10 days ago, I took my tank down to swich substrate from plain gravel to Eco Complete and surprisingly, the surface of my tank has been crystal clear since then. I've always had very soft water (Gh&Kh both ~3) and i've noticed the Eco has pushed my Gh up a fair bit. Perhaps 10 days is too short a time to make comparisons but is it possible the extent of surface scum could be related to hardness?


----------



## Terry (17 Nov 2008)

Rudedog - Interesting thought regarding the hardness. 
CO2 is lime green and not sure I can increase any further. Flow now appears to be fine but scum reappears within two or three days of a water change. I'll test for GH/KH tonight.


----------



## PM (17 Nov 2008)

My tap water is very hard, and I use eco-complete, but I still get surface scum unless I use my skimmer attachment every couple of days...


----------



## a1Matt (17 Nov 2008)

rudedog said:
			
		

> 10 days ago, I took my tank down to swich substrate from plain gravel to Eco Complete and surprisingly, the surface of my tank has been crystal clear since then.




From my own experience I know that when I get surface scum if I clean my filter it generally clears it.  I suspect that it is the increase in flow from a clean filter that does the trick.  This supports Duskos theory that flow is key.

It also happens to me if a fish dies and decomposes in the tank.  This would imply that my filters bacterial load can't cope and the "short term ammonia overload" results in the surface scum.  So maybe your gravel was really dirty and any distrubance of it was adding to the filters workload whereas the eco complete isn't dirty so doesn't add that load.  
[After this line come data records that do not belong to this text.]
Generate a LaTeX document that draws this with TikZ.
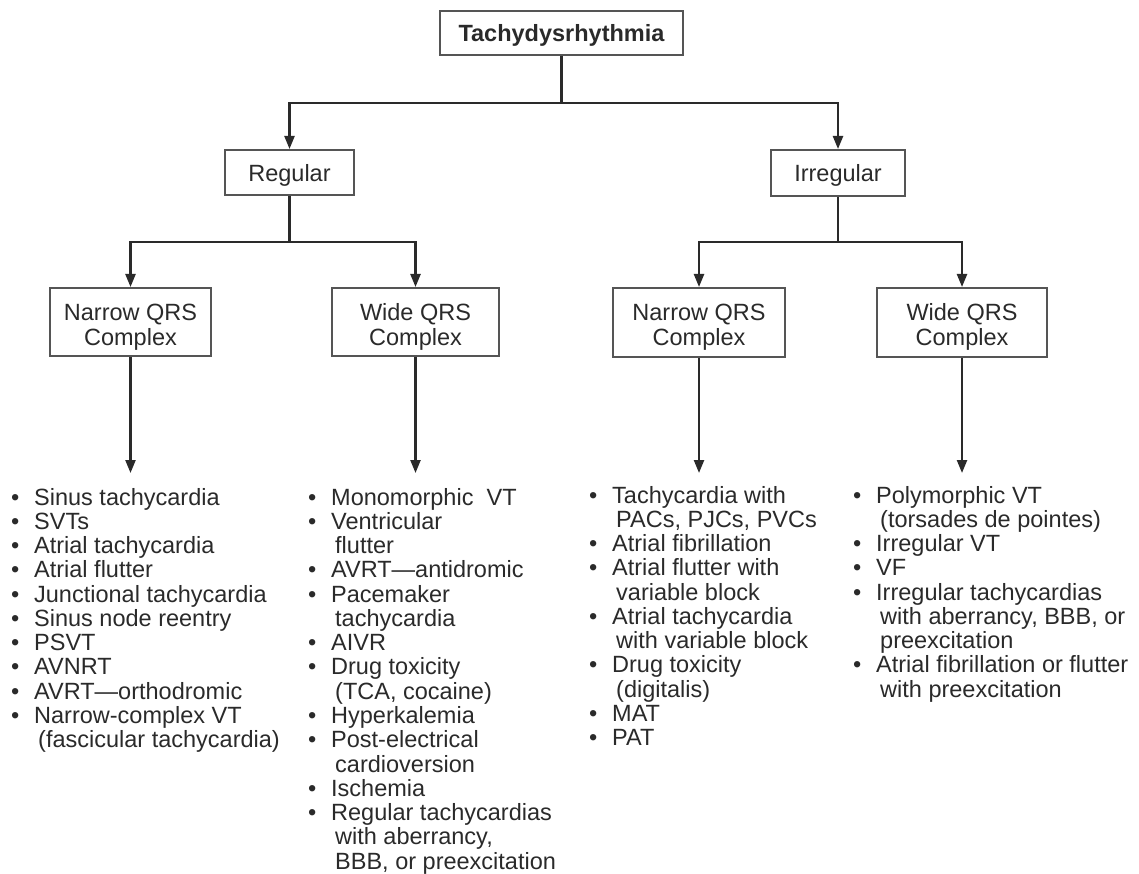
\documentclass[tikz,border=0pt]{standalone}
\usepackage{fontspec}
\setmainfont{Liberation Sans}
\usetikzlibrary{arrows.meta}
\definecolor{ink}{HTML}{2A2A2A}
\definecolor{frame}{HTML}{555555}
\newcommand{\bul}{\makebox[23pt][l]{\textbullet}}
\newcommand{\ind}{\hspace*{27pt}}
\begin{document}
\begin{tikzpicture}[x=1pt,y=-1pt,
  box/.style={draw=frame, line width=2pt, inner sep=0pt, align=center, text=ink,
    font=\fontsize{23.5}{25}\selectfont},
  one/.style={text height=18pt, text depth=0pt},
  two/.style={text height=46pt, text depth=0pt},
  conn/.style={draw=ink, line width=2.3pt},
  arr/.style={conn, -{Triangle[length=13pt,width=10pt]}},
  lst/.style={anchor=base west, inner sep=0pt, text=ink, font=\fontsize{23.5}{24.2}\selectfont}]
\useasboundingbox (0,0) rectangle (1139,874);

% boxes
\node[box, one, minimum width=243, minimum height=44, font=\fontsize{23.5}{25}\selectfont\bfseries] (top) at (561.5,33) {Tachydysrhythmia};
\node[box, one, minimum width=129, minimum height=45] (reg) at (289.5,172.5) {Regular};
\node[box, one, minimum width=134, minimum height=46] (irr) at (838,173) {Irregular};
\node[box, two, minimum width=161, minimum height=68] (n1) at (130.5,322) {Narrow QRS\\Complex};
\node[box, two, minimum width=167, minimum height=68] (w1) at (415.5,322) {Wide QRS\\Complex};
\node[box, two, minimum width=172, minimum height=69] (n2) at (699,322.5) {Narrow QRS\\Complex};
\node[box, two, minimum width=170, minimum height=69] (w2) at (962,322.5) {Wide QRS\\Complex};

% junctions
\coordinate (j0) at (561.5,103);
\coordinate (j1) at (289.5,242);
\coordinate (j2) at (838,242);

\draw[conn] (top.south) -- (j0);
\draw[arr] (j0) -| (reg.north);
\draw[arr] (j0) -| (irr.north);
\draw[conn] (reg.south) -- (j1);
\draw[arr] (j1) -| (n1.north);
\draw[arr] (j1) -| (w1.north);
\draw[conn] (irr.south) -- (j2);
\draw[arr] (j2) -| (n2.north);
\draw[arr] (j2) -| (w2.north);

% arrow ends toward lists
\path (n1.south) ++(0,116) coordinate (e1);
\path (w1.south) ++(0,116) coordinate (e2);
\path (n2.south) ++(0,115) coordinate (e3);
\path (w2.south) ++(0,115) coordinate (e4);
\draw[arr] (n1.south) -- (e1);
\draw[arr] (w1.south) -- (e2);
\draw[arr] (n2.south) -- (e3);
\draw[arr] (w2.south) -- (e4);

% lists
\node[lst] (L1) at (11,505) {\begin{tabular}[t]{@{}l@{}}
\bul Sinus tachycardia\\
\bul SVTs\\
\bul Atrial tachycardia\\
\bul Atrial flutter\\
\bul Junctional tachycardia\\
\bul Sinus node reentry\\
\bul PSVT\\
\bul AVNRT\\
\bul AVRT—orthodromic\\
\bul Narrow-complex VT\\
\ind(fascicular tachycardia)
\end{tabular}};

\node[lst] (L2) at (308,505) {\begin{tabular}[t]{@{}l@{}}
\bul Monomorphic~ VT\\
\bul Ventricular\\
\ind flutter\\
\bul AVRT—antidromic\\
\bul Pacemaker\\
\ind tachycardia\\
\bul AIVR\\
\bul Drug toxicity\\
\ind (TCA, cocaine)\\
\bul Hyperkalemia\\
\bul Post-electrical\\
\ind cardioversion\\
\bul Ischemia\\
\bul Regular tachycardias\\
\ind with aberrancy,\\
\ind BBB, or preexcitation
\end{tabular}};

\node[lst] (L3) at (589,503) {\begin{tabular}[t]{@{}l@{}}
\bul Tachycardia with\\
\ind PACs, PJCs, PVCs\\
\bul Atrial fibrillation\\
\bul Atrial flutter with\\
\ind variable block\\
\bul Atrial tachycardia\\
\ind with variable block\\
\bul Drug toxicity\\
\ind (digitalis)\\
\bul MAT\\
\bul PAT
\end{tabular}};

\node[lst] (L4) at (853,503) {\begin{tabular}[t]{@{}l@{}}
\bul Polymorphic VT\\
\ind (torsades de pointes)\\
\bul Irregular VT\\
\bul VF\\
\bul Irregular tachycardias\\
\ind with aberrancy, BBB, or\\
\ind preexcitation\\
\bul Atrial fibrillation or flutter\\
\ind with preexcitation
\end{tabular}};
\end{tikzpicture}
\end{document}
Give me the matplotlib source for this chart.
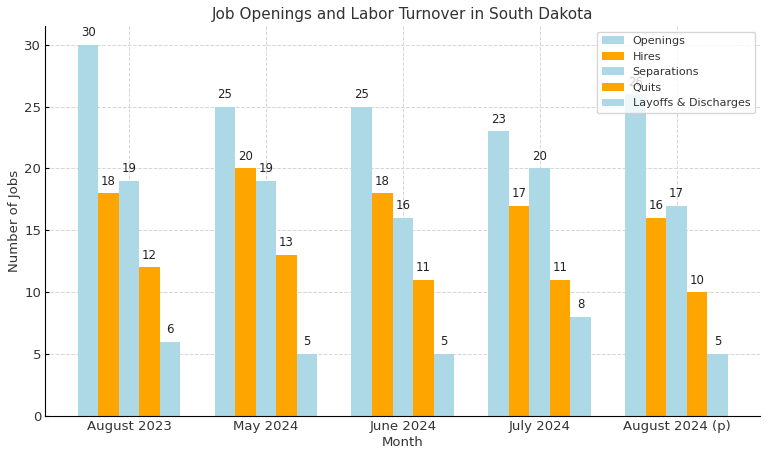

Or! maybe your plants aren't leaching as much protein as they are getting a good meal out of the substrate now.

or a bit of everything as is often the case   

These are just ideas to chuck into the pot.  I'm not an expert on this.


----------



## Terry (19 Nov 2008)

I've tested the GM and KH with the following results:  GM 11dH and KH 14dH with PH 7.2.  Testing my tap water gives me the same results.  Puzzled  :? about PH as I thought that would be a little lower given the CO2 injection.
So, I've still not removed the surface scum with the remaining water still crystal clear.  Filter is regularly cleaned as are the inlet and outlet tubes.  It looks as if I may need to invest in a skimmer although I would still like to find the root cause.

Appreciate everyones advice thus far.


----------



## Terry (23 Nov 2008)

Okay guys, using your valued advice I've moved the CO2 diffuser slightly so that the flow is not obstructed by the taller plants (Echinodorus 'Ozelot Green').  The spray bar (by trial and error) has been moved slightly higher to agitate the surface a bit more and have had to increase the CO2 slightly to compensate. It's been free of scum now for about four days so fingers crossed it stays this way.  Many thanks for all advice given.


----------